- _Problem to solve_: Could the lines from the start of the data through the line with "import plotly.graph_objects as go" be set down exactly, with no pictures among them?

═════ Recorded data

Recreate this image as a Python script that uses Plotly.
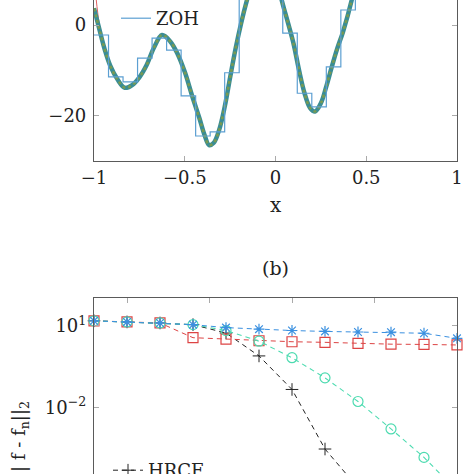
import plotly.graph_objects as go

# ---------------- panel (a): function, interpolant and ZOH ----------------
curve_x = [-1.0, -0.97, -0.94, -0.91, -0.87, -0.83, -0.79, -0.75, -0.71, -0.67,
           -0.625, -0.58, -0.54, -0.50, -0.46, -0.42, -0.39, -0.366, -0.34, -0.31,
           -0.28, -0.25, -0.22, -0.19, -0.157, -0.12, -0.08, -0.04, 0.0, 0.034,
           0.07, 0.10, 0.13, 0.16, 0.19, 0.218, 0.25, 0.28, 0.31, 0.34,
           0.372, 0.42, 0.46, 0.50, 0.55, 0.60, 0.70, 0.80, 0.90, 1.0]
approx_y = [3.7, -1.0, -5.5, -9.0, -12.0, -13.8, -13.2, -11.5, -8.8, -5.0,
            -2.2, -3.6, -6.3, -10.3, -15.5, -20.4, -24.3, -26.4, -25.9, -23.0,
            -18.0, -11.5, -5.2, 0.3, 5.5, 10.5, 13.5, 14.5, 11.5, 5.5,
            0.3, -4.2, -10.0, -15.0, -18.2, -19.0, -17.2, -13.5, -9.2, -5.2,
            -1.5, 5.5, 13.0, 21.0, 30.0, 38.0, 50.0, 58.0, 62.0, 65.0]
exact_y = [10.5, 0.0, -5.3, -9.0, -12.0, -13.8, -13.2, -11.5, -8.8, -5.0,
           -2.2, -3.6, -6.3, -10.3, -15.5, -20.4, -24.3, -26.4, -25.9, -23.0,
           -18.0, -11.5, -5.2, 0.3, 5.5, 10.5, 13.5, 14.5, 11.5, 5.5,
           0.3, -4.2, -10.0, -15.0, -18.2, -19.0, -17.2, -13.5, -9.2, -5.2,
           -1.5, 5.5, 13.0, 21.0, 30.0, 38.0, 50.0, 58.0, 62.0, 65.0]
zoh_edges = [-1.0, -0.92, -0.84, -0.76, -0.68, -0.60, -0.52, -0.44, -0.36, -0.28,
             -0.20, -0.12, -0.04, 0.04, 0.12, 0.20, 0.28, 0.36, 0.44, 0.52,
             0.60, 0.68, 0.76, 0.84, 0.92, 1.0]
zoh_levels = [-2.2, -11.4, -12.5, -7.3, -2.9, -5.5, -15.6, -24.4, -23.5, -10.5,
              7.0, 14.0, 12.0, -1.8, -15.0, -18.0, -9.2, 3.3, 16.0, 32.0,
              45.0, 54.0, 60.0, 63.0, 64.5]
top_xticks = [-1, -0.5, 0, 0.5, 1]
top_xticktext = ["\u22121", "\u22120.5", "0", "0.5", "1"]
top_yticks = [-20, 0, 20]

# ---------------- panel (b): error vs n (log scale) ----------------
n_vals = [6, 10, 14, 18, 22, 26, 30, 34, 38, 42, 46, 50]
err_hrcf = [15.5, 14.1, 12.9, 11.2, 5.5, 0.79, 0.046, 2.95e-4, 1.1e-5, 6e-7, 4e-8, 3e-9]
err_red = [15.5, 14.1, 12.9, 3.7, 3.3, 2.86, 2.63, 2.5, 2.3, 2.14, 2.09, 2.0]
err_green = [15.5, 14.1, 12.9, 11.2, 6.8, 2.75, 0.68, 0.123, 0.0166, 1.62e-3, 1.45e-4, 8.5e-6]
err_blue = [15.5, 14.1, 12.9, 11.2, 8.7, 7.6, 6.8, 6.3, 6.0, 5.9, 5.4, 3.5]
bot_xticks = [10, 20, 30, 40, 50]
bot_yticks = [10, 0.01, 1e-5]
bot_yticktext = ["10<sup>1</sup>", "10<sup>\u22122</sup>", "10<sup>\u22125</sup>"]

W = 474
FONT = "DejaVu Serif"
AX = "#5a5a5a"
TK = "#aaaaaa"

fig = go.Figure()

# panel (a)
fig.add_trace(go.Scatter(x=curve_x, y=exact_y, mode="lines", line=dict(color="#e06060", width=1, shape="spline"),
                         showlegend=False, xaxis="x", yaxis="y"))
fig.add_trace(go.Scatter(x=curve_x, y=approx_y, mode="lines", line=dict(color="#3a8d95", width=4.5, shape="spline"),
                         showlegend=False, xaxis="x", yaxis="y"))
fig.add_trace(go.Scatter(x=curve_x, y=approx_y, mode="lines",
                         line=dict(color="#789a52", width=2.6, shape="spline", dash="3px,3px"),
                         showlegend=False, xaxis="x", yaxis="y"))
fig.add_trace(go.Scatter(x=zoh_edges, y=zoh_levels + [zoh_levels[-1]], mode="lines", name="ZOH",
                         line=dict(color="#5c9fd2", width=1.2, shape="hv"),
                         xaxis="x", yaxis="y", legend="legend"))

# panel (b)
dash = "5px,4px"
fig.add_trace(go.Scatter(x=n_vals, y=err_hrcf, mode="lines+markers", name="HRCF",
                         line=dict(color="#222222", width=1, dash=dash),
                         marker=dict(symbol="cross-thin-open", size=9, color="#222222", line=dict(width=1, color="#222222")),
                         cliponaxis=False, xaxis="x2", yaxis="y2", legend="legend2"))
fig.add_trace(go.Scatter(x=n_vals, y=err_red, mode="lines+markers", showlegend=False,
                         line=dict(color="#dd4444", width=1, dash=dash),
                         marker=dict(symbol="square-open", size=10, color="#dd4444", line=dict(width=1.2)),
                         cliponaxis=False, xaxis="x2", yaxis="y2"))
fig.add_trace(go.Scatter(x=n_vals, y=err_green, mode="lines+markers", showlegend=False,
                         line=dict(color="#4ddbb0", width=1.1, dash=dash),
                         marker=dict(symbol="circle-open", size=10, color="#4ddbb0", line=dict(width=1.2)),
                         cliponaxis=False, xaxis="x2", yaxis="y2"))
fig.add_trace(go.Scatter(x=n_vals, y=err_blue, mode="lines+markers", showlegend=False,
                         line=dict(color="#3a90e0", width=1, dash=dash),
                         marker=dict(symbol="asterisk-open", size=9, color="#3a90e0", line=dict(width=1.2, color="#3a90e0")),
                         cliponaxis=False, xaxis="x2", yaxis="y2"))

xdom = [94 / W, 457 / W]
common = dict(showgrid=False, zeroline=False, showline=True, linecolor=AX, linewidth=1.2,
              ticks="inside", ticklen=5, tickcolor=TK, tickwidth=1,
              tickfont=dict(family=FONT, size=18, color="#222222"))

fig.update_layout(
    width=W, height=W,
    margin=dict(l=0, r=0, t=0, b=0, autoexpand=False),
    paper_bgcolor="white", plot_bgcolor="white",
    font=dict(family=FONT, size=18, color="#222222"),
    xaxis=dict(domain=xdom, range=[-1, 1], tickvals=top_xticks, ticktext=top_xticktext,
               anchor="y", mirror=False, **common),
    yaxis=dict(domain=[1 - 161 / W, 1], range=[-29.9, 5.5], tickvals=top_yticks,
               anchor="x", mirror="ticks", ticklabelstandoff=3, **common),
    xaxis2=dict(domain=xdom, range=[6, 50], tickvals=bot_xticks, side="top",
                showticklabels=False, anchor="y2", mirror=False, **common),
    yaxis2=dict(domain=[0, 1 - 298 / W], type="log", range=[-4.45, 2.03],
                tickvals=bot_yticks, ticktext=bot_yticktext, anchor="x2", mirror="ticks",
                ticklabelstandoff=3, **common),
    legend=dict(x=116 / W, y=1.0, xanchor="left", yanchor="top", bgcolor="rgba(0,0,0,0)",
                borderwidth=0, font=dict(family=FONT, size=18), tracegroupgap=0),
    legend2=dict(x=108 / W, y=1 - 452 / W, xanchor="left", yanchor="top", bgcolor="rgba(0,0,0,0)",
                 borderwidth=0, font=dict(family=FONT, size=18)),
    annotations=[
        dict(text="x", x=275.5 / W, y=1 - 205 / W, xref="paper", yref="paper",
             showarrow=False, xanchor="center", yanchor="middle", font=dict(family=FONT, size=20)),
        dict(text="(b)", x=275.5 / W, y=1 - 268 / W, xref="paper", yref="paper",
             showarrow=False, xanchor="center", yanchor="middle", font=dict(family=FONT, size=19)),
        dict(text="|| f - f<sub>n</sub>||<sub>2</sub>", x=20 / W, y=1 - 440 / W, xref="paper", yref="paper",
             showarrow=False, textangle=-90, xanchor="center", yanchor="middle",
             font=dict(family=FONT, size=18)),
    ],
)

fig.write_html("out.html")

══════════

- _Task output_:
Recreate this image as a Python script that uses Plotly.
import plotly.graph_objects as go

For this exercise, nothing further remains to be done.